***** Data block *****
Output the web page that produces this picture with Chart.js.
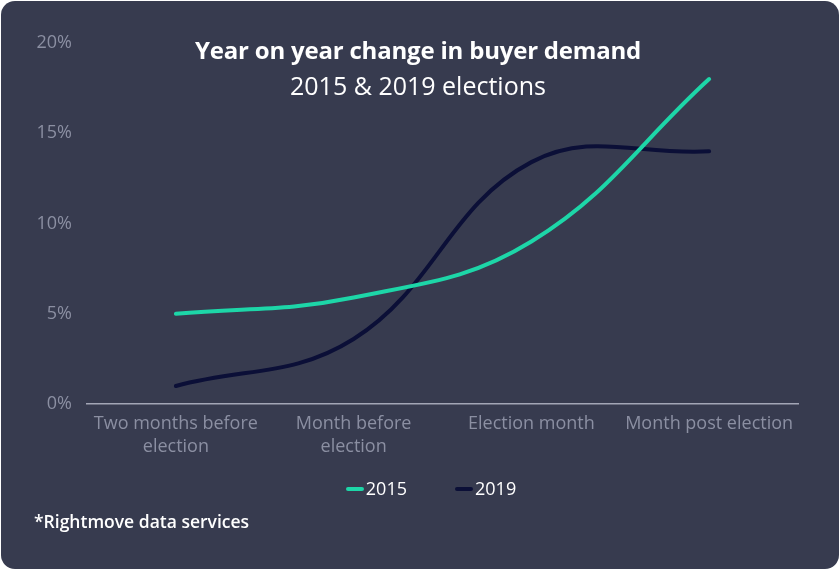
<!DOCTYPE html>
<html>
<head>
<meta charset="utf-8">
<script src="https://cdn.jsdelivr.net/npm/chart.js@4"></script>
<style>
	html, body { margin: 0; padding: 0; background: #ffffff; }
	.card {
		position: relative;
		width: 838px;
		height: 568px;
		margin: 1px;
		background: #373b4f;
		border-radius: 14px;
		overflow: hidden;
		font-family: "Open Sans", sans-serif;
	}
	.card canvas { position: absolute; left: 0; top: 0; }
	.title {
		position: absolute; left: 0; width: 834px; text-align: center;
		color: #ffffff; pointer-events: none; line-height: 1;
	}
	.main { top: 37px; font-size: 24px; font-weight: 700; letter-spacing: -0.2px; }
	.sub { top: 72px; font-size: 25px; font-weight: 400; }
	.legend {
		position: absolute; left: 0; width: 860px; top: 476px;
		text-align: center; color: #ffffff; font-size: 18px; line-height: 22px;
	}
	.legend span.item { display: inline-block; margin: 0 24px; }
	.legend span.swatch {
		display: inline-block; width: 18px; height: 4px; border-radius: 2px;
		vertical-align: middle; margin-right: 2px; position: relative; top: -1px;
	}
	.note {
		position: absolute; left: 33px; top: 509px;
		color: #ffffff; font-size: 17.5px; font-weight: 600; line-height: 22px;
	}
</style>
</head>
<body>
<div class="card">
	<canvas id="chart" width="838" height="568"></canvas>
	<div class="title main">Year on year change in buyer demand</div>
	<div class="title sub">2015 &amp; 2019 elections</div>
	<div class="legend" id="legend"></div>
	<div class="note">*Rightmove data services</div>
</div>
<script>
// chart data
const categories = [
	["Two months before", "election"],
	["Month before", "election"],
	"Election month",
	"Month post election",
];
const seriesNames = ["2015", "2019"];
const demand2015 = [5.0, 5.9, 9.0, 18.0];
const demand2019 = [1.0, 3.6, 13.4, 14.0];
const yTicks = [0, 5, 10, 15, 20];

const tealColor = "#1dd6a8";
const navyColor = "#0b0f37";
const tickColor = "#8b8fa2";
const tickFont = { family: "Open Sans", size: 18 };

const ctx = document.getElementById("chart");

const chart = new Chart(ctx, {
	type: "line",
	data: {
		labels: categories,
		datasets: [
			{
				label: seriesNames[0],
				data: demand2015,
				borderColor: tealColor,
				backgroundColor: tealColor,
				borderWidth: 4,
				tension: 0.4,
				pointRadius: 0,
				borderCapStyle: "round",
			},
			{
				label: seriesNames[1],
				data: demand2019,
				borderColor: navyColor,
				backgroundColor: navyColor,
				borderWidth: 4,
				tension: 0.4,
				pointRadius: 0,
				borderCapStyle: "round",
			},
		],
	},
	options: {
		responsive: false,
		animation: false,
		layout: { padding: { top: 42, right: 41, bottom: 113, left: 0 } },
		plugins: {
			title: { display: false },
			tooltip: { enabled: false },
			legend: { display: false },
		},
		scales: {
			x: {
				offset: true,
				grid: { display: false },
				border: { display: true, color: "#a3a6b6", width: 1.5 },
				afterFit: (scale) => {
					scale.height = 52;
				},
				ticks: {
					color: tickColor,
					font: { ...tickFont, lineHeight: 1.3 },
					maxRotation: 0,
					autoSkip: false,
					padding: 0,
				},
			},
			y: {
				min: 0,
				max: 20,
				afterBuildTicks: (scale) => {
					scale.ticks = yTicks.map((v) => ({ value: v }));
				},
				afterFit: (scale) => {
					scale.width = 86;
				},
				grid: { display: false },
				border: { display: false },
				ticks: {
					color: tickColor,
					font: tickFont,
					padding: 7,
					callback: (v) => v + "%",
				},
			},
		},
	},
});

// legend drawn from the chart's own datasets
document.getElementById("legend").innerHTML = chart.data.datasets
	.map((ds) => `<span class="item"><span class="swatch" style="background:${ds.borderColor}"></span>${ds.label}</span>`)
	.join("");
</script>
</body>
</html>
*****
=== Exercise task ===
Leave the images out, please, and restate each line word for word.

=== Exercise response ===
Output the web page that produces this picture with Chart.js.
<!DOCTYPE html>
<html>
<head>
<meta charset="utf-8">
<script src="https://cdn.jsdelivr.net/npm/chart.js@4"></script>
<style>
	html, body { margin: 0; padding: 0; background: #ffffff; }
	.card {
		position: relative;
		width: 838px;
		height: 568px;
		margin: 1px;
		background: #373b4f;
		border-radius: 14px;
		overflow: hidden;
		font-family: "Open Sans", sans-serif;
	}
	.card canvas { position: absolute; left: 0; top: 0; }
	.title {
		position: absolute; left: 0; width: 834px; text-align: center;
		color: #ffffff; pointer-events: none; line-height: 1;
	}
	.main { top: 37px; font-size: 24px; font-weight: 700; letter-spacing: -0.2px; }
	.sub { top: 72px; font-size: 25px; font-weight: 400; }
	.legend {
		position: absolute; left: 0; width: 860px; top: 476px;
		text-align: center; color: #ffffff; font-size: 18px; line-height: 22px;
	}
	.legend span.item { display: inline-block; margin: 0 24px; }
	.legend span.swatch {
		display: inline-block; width: 18px; height: 4px; border-radius: 2px;
		vertical-align: middle; margin-right: 2px; position: relative; top: -1px;
	}
	.note {
		position: absolute; left: 33px; top: 509px;
		color: #ffffff; font-size: 17.5px; font-weight: 600; line-height: 22px;
	}
</style>
</head>
<body>
<div class="card">
	<canvas id="chart" width="838" height="568"></canvas>
	<div class="title main">Year on year change in buyer demand</div>
	<div class="title sub">2015 &amp; 2019 elections</div>
	<div class="legend" id="legend"></div>
	<div class="note">*Rightmove data services</div>
</div>
<script>
// chart data
const categories = [
	["Two months before", "election"],
	["Month before", "election"],
	"Election month",
	"Month post election",
];
const seriesNames = ["2015", "2019"];
const demand2015 = [5.0, 5.9, 9.0, 18.0];
const demand2019 = [1.0, 3.6, 13.4, 14.0];
const yTicks = [0, 5, 10, 15, 20];

const tealColor = "#1dd6a8";
const navyColor = "#0b0f37";
const tickColor = "#8b8fa2";
const tickFont = { family: "Open Sans", size: 18 };

const ctx = document.getElementById("chart");

const chart = new Chart(ctx, {
	type: "line",
	data: {
		labels: categories,
		datasets: [
			{
				label: seriesNames[0],
				data: demand2015,
				borderColor: tealColor,
				backgroundColor: tealColor,
				borderWidth: 4,
				tension: 0.4,
				pointRadius: 0,
				borderCapStyle: "round",
			},
			{
				label: seriesNames[1],
				data: demand2019,
				borderColor: navyColor,
				backgroundColor: navyColor,
				borderWidth: 4,
				tension: 0.4,
				pointRadius: 0,
				borderCapStyle: "round",
			},
		],
	},
	options: {
		responsive: false,
		animation: false,
		layout: { padding: { top: 42, right: 41, bottom: 113, left: 0 } },
		plugins: {
			title: { display: false },
			tooltip: { enabled: false },
			legend: { display: false },
		},
		scales: {
			x: {
				offset: true,
				grid: { display: false },
				border: { display: true, color: "#a3a6b6", width: 1.5 },
				afterFit: (scale) => {
					scale.height = 52;
				},
				ticks: {
					color: tickColor,
					font: { ...tickFont, lineHeight: 1.3 },
					maxRotation: 0,
					autoSkip: false,
					padding: 0,
				},
			},
			y: {
				min: 0,
				max: 20,
				afterBuildTicks: (scale) => {
					scale.ticks = yTicks.map((v) => ({ value: v }));
				},
				afterFit: (scale) => {
					scale.width = 86;
				},
				grid: { display: false },
				border: { display: false },
				ticks: {
					color: tickColor,
					font: tickFont,
					padding: 7,
					callback: (v) => v + "%",
				},
			},
		},
	},
});

// legend drawn from the chart's own datasets
document.getElementById("legend").innerHTML = chart.data.datasets
	.map((ds) => `<span class="item"><span class="swatch" style="background:${ds.borderColor}"></span>${ds.label}</span>`)
	.join("");
</script>
</body>
</html>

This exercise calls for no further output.